The daughter, on the other hand, had been institutionalized during most of her recent years with bipolar disorder. It’s unclear from the written opinion whether the trial court had reserved the issue of postmajority support. However, the opinion ends with a statement endorsing this approach. The appeals court clarified that a petition for postmajority support can be filed after the child reaches the age of majority “as long as the disability occurred during the child’s minority and continued thereafter.” Citing Elliott v. Bretherick, 555 So.2d 1109, 1111 (Ala. Civ. App. 1989).

Lee’s note: The appeals court appears to be instructing trial courts to err on the side of reserving for postmajority support. But there seems to be no mandate to order it until just before the age of majority or maybe even after it.
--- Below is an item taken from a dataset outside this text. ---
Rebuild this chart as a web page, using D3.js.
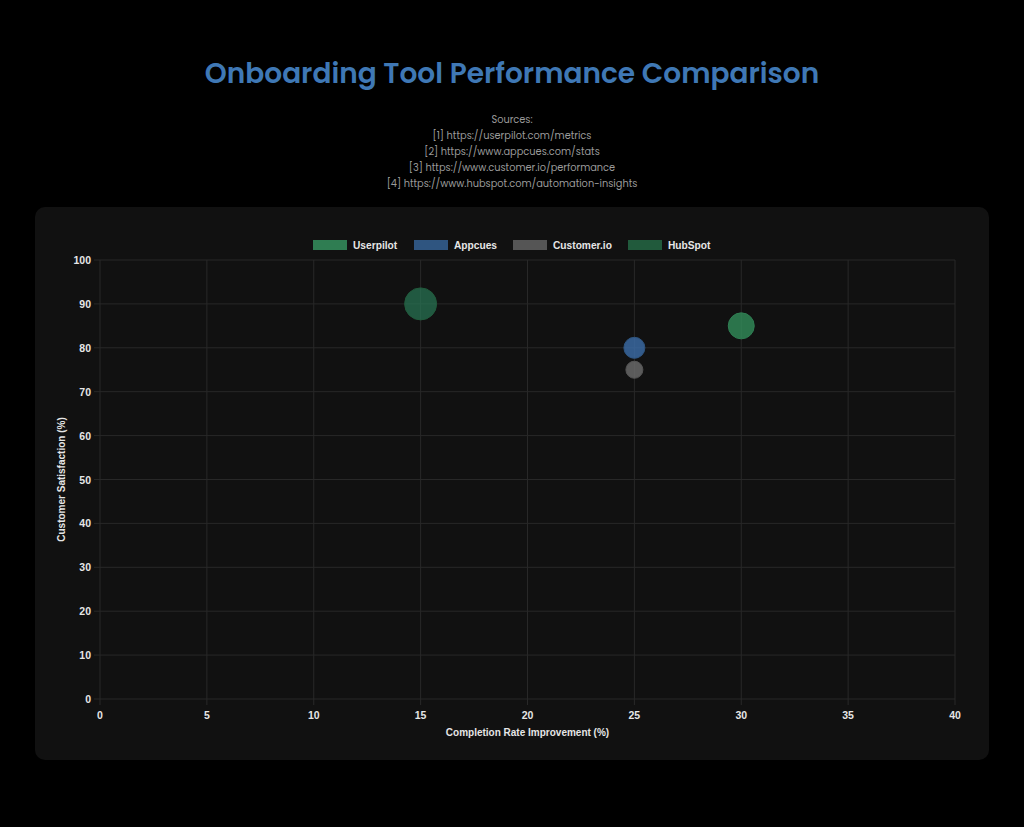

You cannot deal with postmajority support for disabled children in Alabama without at least cocking one eye at the Alabama supreme court and its recent decision in Ex parte Christopher, 145 So. 3d 60 (Ala. 2013). The Christopher court swept away the concept of postmajority education support, declaring that the term “children” does not include adult children. The Christopher court made it clear that it did not at that time have the issue of postmajority support for disability before it. And the appeals court has subsequently declared that the concept of postmajority support for disabled children as established in Ex parte Brewington, 445 So. 2d 294 (Ala. 1983) “remains good law at this point.” Knepton v. Knepton, 199 So. 3d 44, 47 (Ala. Civ. App. 2015).